Question

Factor the polynomial completely. 8x4y – 16x2y2
Question 5 options: 8x2y(x2 – 2y) 8x2(x2y – 2y2) x2y(8x2 – 16y) 8(x4y – 2x2y2)

Answer

**step1** Understanding the Problem

We are asked to factor the polynomial completely. The polynomial given is $$8x^4y - 16x^2y^2$$. To factor a polynomial completely, we need to find the Greatest Common Factor (GCF) of all its terms and then factor it out.

**step2** Decomposing the First Term

Let's decompose the first term, $$8x^4y$$, into its numerical and variable components.
The numerical part is 8.
The variable 'x' part is $$x^4$$, which means $$x \times x \times x \times x$$.
The variable 'y' part is $$y$$, which means $$y$$.
So, $$8x^4y = 8 \times x \times x \times x \times x \times y$$.

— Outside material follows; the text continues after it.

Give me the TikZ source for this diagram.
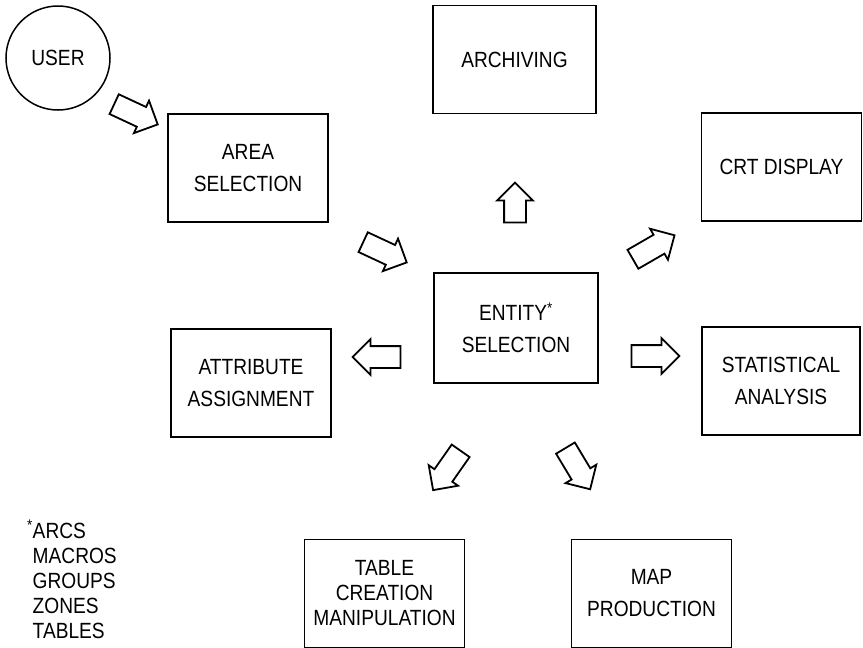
\documentclass[tikz,border=0pt]{standalone}
\usepackage{fontspec}
\setmainfont{Liberation Sans}[FakeStretch=0.87]
\usetikzlibrary{shapes.arrows}

\begin{document}
\begin{tikzpicture}[x=1pt,y=-1pt,line width=1.5pt,
 font=\fontsize{22}{32}\selectfont,
 task/.style={draw,minimum width=160pt,minimum height=108pt,inner sep=2pt,align=center},
 person/.style={circle,draw,minimum size=104pt,inner sep=0pt},
 flow/.style={single arrow,draw,line width=1.8pt,minimum height=48pt,
              inner xsep=0pt,inner ysep=10pt,single arrow head extend=7pt}]
 \useasboundingbox (0,0) rectangle (863,648);
 % boxes
 \node[person] (user) at (58,58) {USER};
 \node[task] (area) at (248,168) {AREA\\SELECTION};
 \node[task,minimum width=163pt] (archiving) at (514.5,59.5) {ARCHIVING};
 \node[task] (crt) at (781.5,167) {CRT DISPLAY};
 \node[task,minimum width=164pt,minimum height=110pt] (entity) at (516,328)
   {ENTITY\textsuperscript{*}\\SELECTION};
 \node[task] (attribute) at (251,383) {ATTRIBUTE\\ASSIGNMENT};
 \node[task,minimum width=158pt] (statistical) at (781,381) {STATISTICAL\\ANALYSIS};
 \node[task,font=\fontsize{22}{25}\selectfont] (table) at (384.5,593.5)
   {TABLE\\CREATION\\MANIPULATION};
 \node[task] (map) at (651.5,593.5) {MAP\\PRODUCTION};
 % block arrows
 \node[flow,rotate=-25] (a-user) at (131,112) {};
 \node[flow,rotate=-25] (a-area) at (380,250) {};
 \node[flow,rotate=90,minimum height=40pt] (a-archiving) at (515,208) {};
 \node[flow,rotate=30] (a-crt) at (649,250) {};
 \node[flow,rotate=180] (a-attribute) at (382,357) {};
 \node[flow] (a-statistical) at (650,356) {};
 \node[flow,rotate=-125] (a-table) at (450,466) {};
 \node[flow,rotate=-59] (a-map) at (575,464) {};
 % footnote
 \node[anchor=base west,align=left,inner sep=0pt,font=\fontsize{22}{25}\selectfont]
   (note) at (32,638) {\llap{\textsuperscript{*}}ARCS\\MACROS\\GROUPS\\ZONES\\TABLES};
\end{tikzpicture}
\end{document}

**step3** Decomposing the Second Term

Now, let's decompose the second term, $$16x^2y^2$$, into its numerical and variable components.
The numerical part is 16.
The variable 'x' part is $$x^2$$, which means $$x \times x$$.
The variable 'y' part is $$y^2$$, which means $$y \times y$$.
So, $$16x^2y^2 = 16 \times x \times x \times y \times y$$.

**step4** Finding the Greatest Common Factor of the Numerical Parts

We need to find the GCF of 8 and 16.
The factors of 8 are 1, 2, 4, 8.
The factors of 16 are 1, 2, 4, 8, 16.
The greatest common factor for the numerical parts is 8.

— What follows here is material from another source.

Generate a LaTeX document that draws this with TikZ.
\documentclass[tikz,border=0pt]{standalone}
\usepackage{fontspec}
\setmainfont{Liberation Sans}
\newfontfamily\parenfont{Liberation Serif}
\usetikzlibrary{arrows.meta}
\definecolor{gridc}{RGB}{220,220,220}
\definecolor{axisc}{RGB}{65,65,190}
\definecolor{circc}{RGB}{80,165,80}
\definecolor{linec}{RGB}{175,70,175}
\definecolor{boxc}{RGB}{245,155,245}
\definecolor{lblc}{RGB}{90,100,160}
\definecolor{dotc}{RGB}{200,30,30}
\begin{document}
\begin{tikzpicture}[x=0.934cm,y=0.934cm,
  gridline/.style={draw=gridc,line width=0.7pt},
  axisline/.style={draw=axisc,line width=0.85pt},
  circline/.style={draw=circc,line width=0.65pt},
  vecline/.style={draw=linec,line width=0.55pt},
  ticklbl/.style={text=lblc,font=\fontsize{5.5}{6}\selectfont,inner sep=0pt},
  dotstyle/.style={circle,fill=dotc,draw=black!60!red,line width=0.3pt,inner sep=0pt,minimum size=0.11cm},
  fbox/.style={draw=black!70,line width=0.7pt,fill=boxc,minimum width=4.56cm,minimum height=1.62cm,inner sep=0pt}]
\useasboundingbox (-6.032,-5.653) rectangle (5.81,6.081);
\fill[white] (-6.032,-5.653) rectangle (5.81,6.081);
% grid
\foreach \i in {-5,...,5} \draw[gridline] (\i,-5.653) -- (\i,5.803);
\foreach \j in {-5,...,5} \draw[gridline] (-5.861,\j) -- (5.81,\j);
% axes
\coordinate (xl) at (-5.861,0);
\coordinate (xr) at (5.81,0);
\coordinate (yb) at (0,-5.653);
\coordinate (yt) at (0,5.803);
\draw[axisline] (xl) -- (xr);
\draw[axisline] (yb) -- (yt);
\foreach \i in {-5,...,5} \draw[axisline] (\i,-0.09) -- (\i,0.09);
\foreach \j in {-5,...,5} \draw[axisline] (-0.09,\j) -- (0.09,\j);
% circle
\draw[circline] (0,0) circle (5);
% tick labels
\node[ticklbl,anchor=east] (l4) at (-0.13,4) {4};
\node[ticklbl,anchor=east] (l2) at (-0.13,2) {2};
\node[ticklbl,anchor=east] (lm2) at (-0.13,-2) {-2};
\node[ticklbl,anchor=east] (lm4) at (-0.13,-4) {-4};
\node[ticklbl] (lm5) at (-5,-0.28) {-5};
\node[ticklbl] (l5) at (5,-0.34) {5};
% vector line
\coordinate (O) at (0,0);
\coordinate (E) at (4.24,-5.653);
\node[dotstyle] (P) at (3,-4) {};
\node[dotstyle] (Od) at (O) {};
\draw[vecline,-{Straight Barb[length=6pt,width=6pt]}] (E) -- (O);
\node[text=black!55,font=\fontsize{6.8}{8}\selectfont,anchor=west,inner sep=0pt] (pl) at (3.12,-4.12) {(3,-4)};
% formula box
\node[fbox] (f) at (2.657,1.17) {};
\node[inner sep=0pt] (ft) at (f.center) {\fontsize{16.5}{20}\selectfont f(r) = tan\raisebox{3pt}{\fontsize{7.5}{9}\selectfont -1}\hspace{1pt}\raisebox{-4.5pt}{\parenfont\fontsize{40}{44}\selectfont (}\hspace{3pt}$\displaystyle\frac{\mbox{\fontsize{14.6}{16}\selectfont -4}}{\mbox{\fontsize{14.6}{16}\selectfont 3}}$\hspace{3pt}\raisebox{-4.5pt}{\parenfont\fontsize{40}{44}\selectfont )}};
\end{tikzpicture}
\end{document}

**step5** Finding the Greatest Common Factor of the 'x' Variable Parts

We need to find the GCF of $$x^4$$ and $$x^2$$.
$$x^4 = x \times x \times x \times x$$
$$x^2 = x \times x$$
The common factors of 'x' are $$x \times x$$, which is $$x^2$$.
The greatest common factor for the 'x' variable parts is $$x^2$$.

**step6** Finding the Greatest Common Factor of the 'y' Variable Parts

We need to find the GCF of $$y$$ and $$y^2$$.
$$y = y$$
$$y^2 = y \times y$$
The common factor of 'y' is $$y$$.
The greatest common factor for the 'y' variable parts is $$y$$.

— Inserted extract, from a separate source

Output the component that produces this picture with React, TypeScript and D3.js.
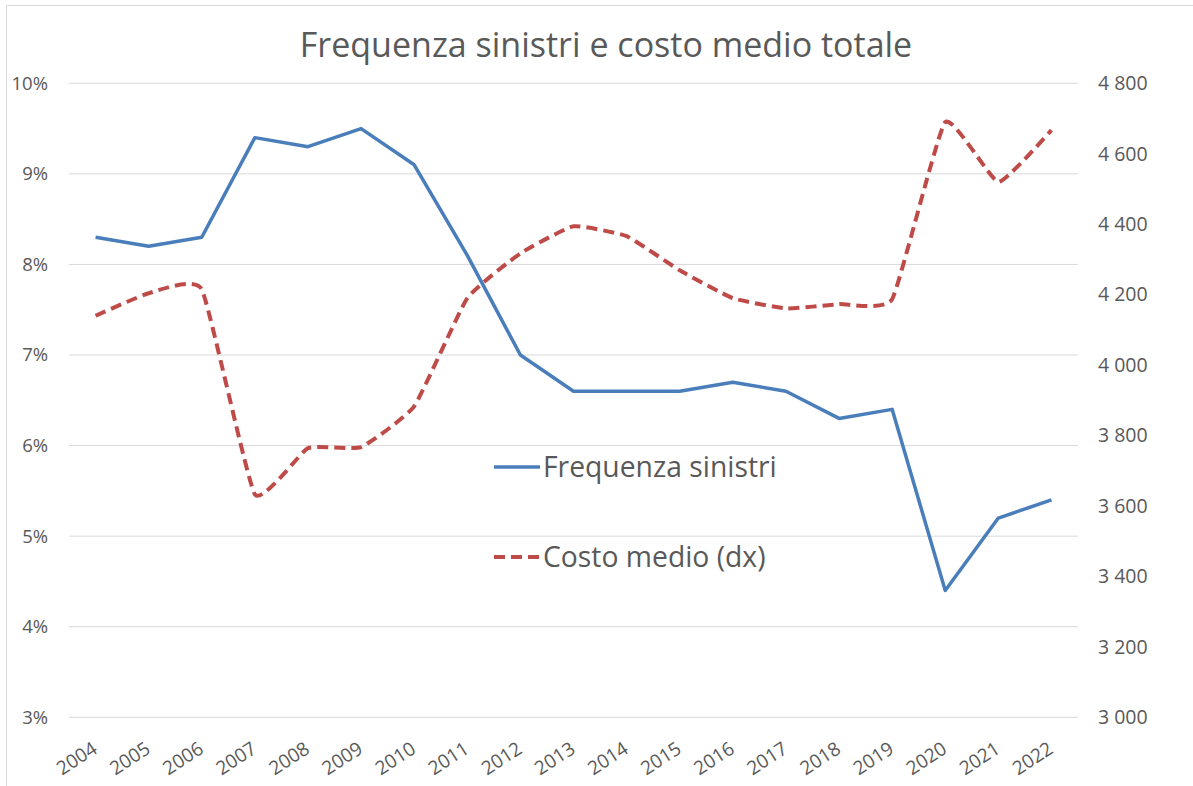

**step7** Determining the Overall Greatest Common Factor

To find the GCF of the entire polynomial, we multiply the GCFs found for the numerical, 'x', and 'y' parts.
GCF = (GCF of numbers) $$\times$$ (GCF of 'x' terms) $$\times$$ (GCF of 'y' terms)
GCF = $$8 \times x^2 \times y = 8x^2y$$.

**step8** Factoring Out the GCF

Now, we divide each term of the original polynomial by the GCF ($$8x^2y$$).
For the first term, $$8x^4y$$:
$$ \frac{8x^4y}{8x^2y} = \frac{8}{8} \times \frac{x^4}{x^2} \times \frac{y}{y} = 1 \times x^{4-2} \times y^{1-1} = 1 \times x^2 \times 1 = x^2 $$
For the second term, $$16x^2y^2$$:
$$ \frac{16x^2y^2}{8x^2y} = \frac{16}{8} \times \frac{x^2}{x^2} \times \frac{y^2}{y} = 2 \times x^{2-2} \times y^{2-1} = 2 \times 1 \times y = 2y $$
Now, we write the GCF outside the parentheses and the results of the division inside:
$$ 8x^2y(x^2 - 2y) $$

**step9** Checking the Options

We compare our completely factored polynomial with the given options:
Option A: $$8x^2y(x^2 – 2y)$$ - This matches our result.
Option B: $$8x^2(x^2y – 2y^2)$$ - This is not completely factored because $$(x^2y – 2y^2)$$ still has a common factor of 'y'.
Option C: $$x^2y(8x^2 – 16y)$$ - This is not completely factored because $$(8x^2 – 16y)$$ still has a common factor of 8.
Option D: $$8(x^4y – 2x^2y^2)$$ - This is not completely factored because $$(x^4y – 2x^2y^2)$$ still has common factors of $$x^2$$ and $$y$$.
Therefore, the correct completely factored polynomial is option A.